Happy Solstice

This is going to be my last entry for 2005 before I fly off to Wales tomorrow to join my family who have been over there for the last 10 days with our inlaws. Just wanted to send everyone sincere best wishes and hope for their joy and successes in the new year. I am totally stoked about 2006 and look forward to more cool projects, collaborations, meetings-up and general rabble rousing with you all in the coming year. – SWL

OSS Watch – Documentation issues in open source

http://www.oss-watch.ac.uk/resources/documentation.xml

Bravo to the OSS Watch guys for tackling this hoary issue straight on – the best way to fight ‘fear uncertainty and doubt’ is by talking about the issues and showing how one can address them.

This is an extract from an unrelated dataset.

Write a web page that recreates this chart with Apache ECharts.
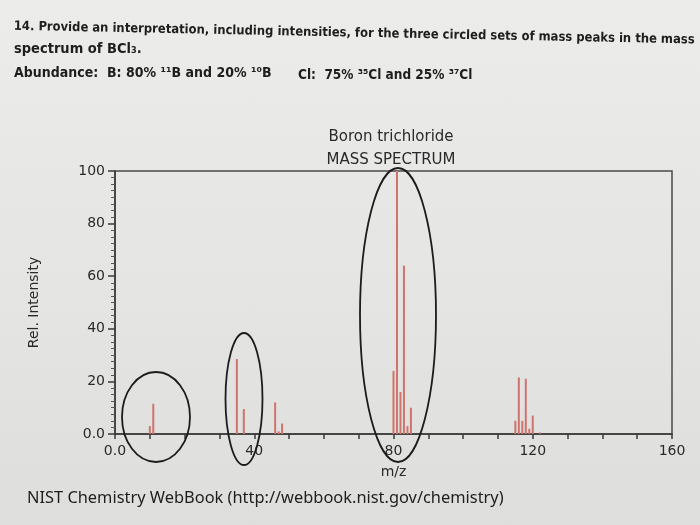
<!DOCTYPE html>
<html>
<head>
<meta charset="utf-8">
<script src="https://cdn.jsdelivr.net/npm/echarts@6/dist/echarts.min.js"></script>
<style>
  html, body { margin: 0; padding: 0; }
  body { background: linear-gradient(180deg, #ececeb 0%, #e4e4e3 60%, #dededd 100%); }
  #main { width: 700px; height: 525px; }
</style>
</head>
<body>
<div id="main"></div>
<script>
// peaks (m/z, relative intensity)
const mz = [10, 11, 35, 37, 46, 47, 48, 80, 81, 82, 83, 84, 85, 115, 116, 117, 118, 119, 120, 122];
const intensity = [3, 11.5, 28.5, 9.5, 12, 1, 4, 24, 100, 16, 64, 3, 10, 5, 21.5, 5, 21, 2, 7, 0.6];
const xTicks = [0, 40, 80, 120, 160];
const yTicks = [0, 20, 40, 60, 80, 100];

const chart = echarts.init(document.getElementById('main'));

const peaks = mz.map((m, i) => [m, intensity[i]]);
const txt = '#2a2a2a';
const numFont = 'DejaVu Sans, Verdana, sans-serif';
const headFont = '"Liberation Sans Narrow", "DejaVu Sans Condensed", "Open Sans", sans-serif';

const option = {
  backgroundColor: 'transparent',
  animation: false,
  grid: {
    left: 115, right: 28, top: 171, bottom: 91,
    show: true, borderColor: '#4a4a4a', borderWidth: 1.5
  },
  xAxis: {
    type: 'value',
    min: xTicks[0], max: xTicks[xTicks.length - 1], interval: 40,
    name: 'm/z', nameLocation: 'middle', nameGap: 31,
    nameTextStyle: { color: txt, fontSize: 14, fontFamily: numFont },
    axisLine: { show: true, lineStyle: { color: '#3a3a3a', width: 1.5 } },
    axisTick: { show: true, length: 5, lineStyle: { color: '#3a3a3a', width: 1.5 } },
    minorTick: { show: true, splitNumber: 4, length: 5, lineStyle: { color: '#3a3a3a', width: 1.5 } },
    splitLine: { show: false },
    axisLabel: {
      color: txt, fontSize: 14, fontFamily: numFont, margin: 10,
      formatter: v => (v === 0 ? '0.0' : String(v))
    }
  },
  yAxis: {
    type: 'value',
    min: yTicks[0], max: yTicks[yTicks.length - 1], interval: 20,
    name: 'Rel. Intensity', nameLocation: 'middle', nameGap: 74, nameRotate: 90,
    nameTextStyle: { color: txt, fontSize: 14, fontFamily: numFont },
    axisLine: { show: true, lineStyle: { color: '#3a3a3a', width: 1.5 } },
    axisTick: { show: true, length: 7, lineStyle: { color: '#3a3a3a', width: 1.5 } },
    minorTick: { show: true, splitNumber: 8, length: 4, lineStyle: { color: '#555', width: 1 } },
    splitLine: { show: false },
    axisLabel: {
      color: txt, fontSize: 14, fontFamily: numFont, margin: 10,
      formatter: v => (v === 0 ? '0.0' : String(v))
    }
  },
  series: [{
    type: 'bar',
    data: peaks,
    barWidth: 2,
    itemStyle: { color: '#cf746c' }
  }],
  graphic: [
    // worksheet text
    { type: 'text', x: 14, y: 20, rotation: -0.02,
      style: { text: '14. Provide an interpretation, including intensities, for the three circled sets of mass peaks in the mass',
               font: 'bold 12.9px ' + headFont, fill: '#1e1e1e' } },
    { type: 'text', x: 14, y: 42,
      style: { text: 'spectrum of BCl₃.', font: 'bold 14.5px ' + headFont, fill: '#1e1e1e' } },
    { type: 'text', x: 14, y: 66,
      style: { text: 'Abundance:  B: 80% ¹¹B and 20% ¹⁰B', font: 'bold 14px ' + headFont, fill: '#1e1e1e' } },
    { type: 'text', x: 298, y: 68,
      style: { text: 'Cl:  75% ³⁵Cl and 25% ³⁷Cl', font: 'bold 13.5px ' + headFont, fill: '#1e1e1e' } },
    // chart title
    { type: 'text', x: 391, y: 130,
      style: { text: 'Boron trichloride', font: '15px ' + numFont, fill: txt, textAlign: 'center' } },
    { type: 'text', x: 391, y: 153,
      style: { text: 'MASS SPECTRUM', font: '15px ' + numFont, fill: txt, textAlign: 'center' } },
    // footer
    { type: 'text', x: 27, y: 490,
      style: { text: 'NIST Chemistry WebBook (http://webbook.nist.gov/chemistry)', font: '16.4px "Noto Sans", "Open Sans", sans-serif', fill: '#1e1e1e' } },
    // hand-drawn circles
    { type: 'ellipse', shape: { cx: 156, cy: 417, rx: 34, ry: 45 },
      style: { fill: 'none', stroke: '#1c1c1c', lineWidth: 1.8 }, z: 10 },
    { type: 'ellipse', shape: { cx: 244, cy: 399, rx: 18.5, ry: 66 },
      style: { fill: 'none', stroke: '#1c1c1c', lineWidth: 1.8 }, z: 10 },
    { type: 'ellipse', shape: { cx: 398, cy: 315, rx: 38, ry: 147 },
      style: { fill: 'none', stroke: '#1c1c1c', lineWidth: 1.8 }, z: 10 }
  ]
};

chart.setOption(option);
</script>
</body>
</html>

Not that I know of any open source project that have this problem, ahem, but this short piece contains the sensible advice to make mailing lists, chat logs, etc., accessible to search engines and bookmarking systems, as well as to encourage new users to contribute documentation as their first contribution to the project. – SWL

Worthwhile Read – Scott Berkun’s Project Mgmt and other wisdom

http://www.scottberkun.com/

I came across this blog via a post from Christopher Sessum (another worthwhile subscription, I’d add), who pointed to an essay titled ‘Why smart people defend bad ideas.’ It REALLY struck home (for better or worse I am more and more trying to be brutally honest in my personal assessments) and led me to subscribe and read some of Mr. Berkun’s other posts. And so far I haven’t come across a single post that hasn’t rocked my brain in some way or another. In fact there is almost too much good stuff (I kind of depend on some dreck in trying to track 180+ blogs, which is where my subscriptions are at these days.) Not ‘Ed Tech’ focused, but ‘Highly recommended’ anyways! – SWL

Blogosphere Ghosts

http://www.elearnspace.org/Articles/OE_text_chat.txt

Really apropos of not very much, I stumbled across the above transcript during a google search on a pretty unrelated topic (unrelated except for the fact that it is me still thinking about it now, and I show up in this transcript almost 3 years ago when I first started thinking about it). This group meeting on ‘open education’ issues, organized by George Siemens, never really jelled formally, but informally I like to think that many of these folks now make up part of my online community, and hopefully, I their’s. And I have had the immense pleasure over the last 3 years of meeting almost all of them face to face, and even closely befriending a few of them. Remember this anyone? I’d say it seems like yesterday except it doesn’t, it seems almost another lifetime ago. God I’m turning into an old foggie. – SWL

Paper – “Personal Publishing and Media Literacy”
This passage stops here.